Another good one was Mr Hanson’s comment in response to the release of the light rail network plan. He said, in summary, “I do not understand why they have made this plan when they have already chosen the light rail route and it is right through Rattenbury’s electorate.” That is a perfect example of the Liberal Party’s inability to even comprehend the idea of planning for the future. The light rail network is about future light rail routes for the future of Canberra—one that still exists after the 2016 election. So I challenge our Liberal friends to do something positive today. Maybe they can take off their election blinkers and acknowledge for the first time that Canberra will continue to exist beyond the next election and it will need transport planning beyond the next election.

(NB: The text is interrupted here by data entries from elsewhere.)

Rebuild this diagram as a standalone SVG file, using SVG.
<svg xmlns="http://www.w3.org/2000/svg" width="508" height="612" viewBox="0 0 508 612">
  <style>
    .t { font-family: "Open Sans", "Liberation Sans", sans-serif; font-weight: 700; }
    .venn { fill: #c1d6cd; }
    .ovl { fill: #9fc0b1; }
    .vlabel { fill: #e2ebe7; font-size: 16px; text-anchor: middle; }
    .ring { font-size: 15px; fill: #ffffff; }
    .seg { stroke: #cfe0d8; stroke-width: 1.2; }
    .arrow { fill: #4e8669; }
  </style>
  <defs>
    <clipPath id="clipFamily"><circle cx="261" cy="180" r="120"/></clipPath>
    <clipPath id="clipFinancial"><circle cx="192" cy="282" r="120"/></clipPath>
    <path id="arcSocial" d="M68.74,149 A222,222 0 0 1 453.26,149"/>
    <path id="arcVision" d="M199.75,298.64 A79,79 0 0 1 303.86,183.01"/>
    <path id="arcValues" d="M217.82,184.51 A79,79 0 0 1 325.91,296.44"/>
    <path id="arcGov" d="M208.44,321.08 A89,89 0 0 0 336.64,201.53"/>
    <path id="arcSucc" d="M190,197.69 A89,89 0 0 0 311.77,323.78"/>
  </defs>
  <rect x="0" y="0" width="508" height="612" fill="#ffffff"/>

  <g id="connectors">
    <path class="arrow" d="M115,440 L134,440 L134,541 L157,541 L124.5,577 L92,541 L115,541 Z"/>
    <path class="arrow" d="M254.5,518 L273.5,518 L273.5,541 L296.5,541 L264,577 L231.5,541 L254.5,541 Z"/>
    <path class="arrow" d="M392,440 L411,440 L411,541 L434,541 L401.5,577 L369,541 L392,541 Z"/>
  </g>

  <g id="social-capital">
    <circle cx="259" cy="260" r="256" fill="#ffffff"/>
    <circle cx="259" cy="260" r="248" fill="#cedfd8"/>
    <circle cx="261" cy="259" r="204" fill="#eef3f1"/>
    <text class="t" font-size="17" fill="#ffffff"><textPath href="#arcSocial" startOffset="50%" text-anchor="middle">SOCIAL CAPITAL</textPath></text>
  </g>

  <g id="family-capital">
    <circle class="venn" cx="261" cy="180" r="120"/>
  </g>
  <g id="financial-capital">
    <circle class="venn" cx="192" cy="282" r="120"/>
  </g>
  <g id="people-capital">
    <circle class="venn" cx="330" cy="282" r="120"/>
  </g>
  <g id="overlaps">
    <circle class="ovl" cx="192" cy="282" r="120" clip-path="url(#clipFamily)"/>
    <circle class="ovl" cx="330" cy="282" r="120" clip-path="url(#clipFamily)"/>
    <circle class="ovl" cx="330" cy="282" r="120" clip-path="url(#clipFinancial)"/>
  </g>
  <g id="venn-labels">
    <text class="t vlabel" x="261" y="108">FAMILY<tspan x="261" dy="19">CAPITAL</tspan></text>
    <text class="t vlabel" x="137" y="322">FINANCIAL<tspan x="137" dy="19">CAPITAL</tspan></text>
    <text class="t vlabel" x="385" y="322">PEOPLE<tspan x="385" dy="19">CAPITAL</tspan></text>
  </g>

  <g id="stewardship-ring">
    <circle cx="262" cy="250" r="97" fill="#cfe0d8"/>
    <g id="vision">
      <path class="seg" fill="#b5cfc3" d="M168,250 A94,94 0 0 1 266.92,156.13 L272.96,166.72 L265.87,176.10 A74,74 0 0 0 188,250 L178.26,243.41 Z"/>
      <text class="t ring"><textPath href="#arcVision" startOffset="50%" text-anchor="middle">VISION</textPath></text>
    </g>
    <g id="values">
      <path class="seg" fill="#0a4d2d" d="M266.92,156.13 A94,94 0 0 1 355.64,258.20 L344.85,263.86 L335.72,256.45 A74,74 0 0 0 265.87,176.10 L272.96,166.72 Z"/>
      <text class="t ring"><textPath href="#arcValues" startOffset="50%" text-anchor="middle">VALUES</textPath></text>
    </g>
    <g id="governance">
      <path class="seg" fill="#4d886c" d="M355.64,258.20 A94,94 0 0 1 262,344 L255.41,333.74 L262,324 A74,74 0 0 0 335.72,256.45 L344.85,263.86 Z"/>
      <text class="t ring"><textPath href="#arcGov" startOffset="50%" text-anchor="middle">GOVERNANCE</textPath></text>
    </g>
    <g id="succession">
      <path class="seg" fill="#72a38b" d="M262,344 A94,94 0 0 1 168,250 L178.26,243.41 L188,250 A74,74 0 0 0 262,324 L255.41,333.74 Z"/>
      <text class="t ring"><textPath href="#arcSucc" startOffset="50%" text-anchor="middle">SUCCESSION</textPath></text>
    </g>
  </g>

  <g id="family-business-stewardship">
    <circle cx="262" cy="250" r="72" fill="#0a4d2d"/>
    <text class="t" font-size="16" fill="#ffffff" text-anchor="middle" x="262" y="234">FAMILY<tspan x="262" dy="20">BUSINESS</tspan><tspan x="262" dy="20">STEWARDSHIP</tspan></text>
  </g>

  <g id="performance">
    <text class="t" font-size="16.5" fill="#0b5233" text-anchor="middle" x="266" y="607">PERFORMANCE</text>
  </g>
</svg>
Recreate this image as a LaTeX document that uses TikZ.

MS BERRY (Ginninderra—Minister for Housing, Minister for Aboriginal and Torres Strait Islander Affairs, Minister for Community Services, Minister for Multicultural Affairs, Minister for Women and Minister assisting the Chief Minister on Social Inclusion and Equality) (12.14): I am very happy to rise today to speak to this motion by Dr Bourke talking about public transport and the need for an integrated, reliable, efficient, affordable public transport network to meet the needs of Canberrans now and into the future.

Madam Speaker, the value of public transport in our community goes further than just moving people from A to B. As Mr Rattenbury just said in his speech, it is not just about people moving. It goes further than the important economic and environmental benefits of reduced congestion, lower emissions and more time spent at home with the family, which all of us can appreciate in the way that our busy lives have become.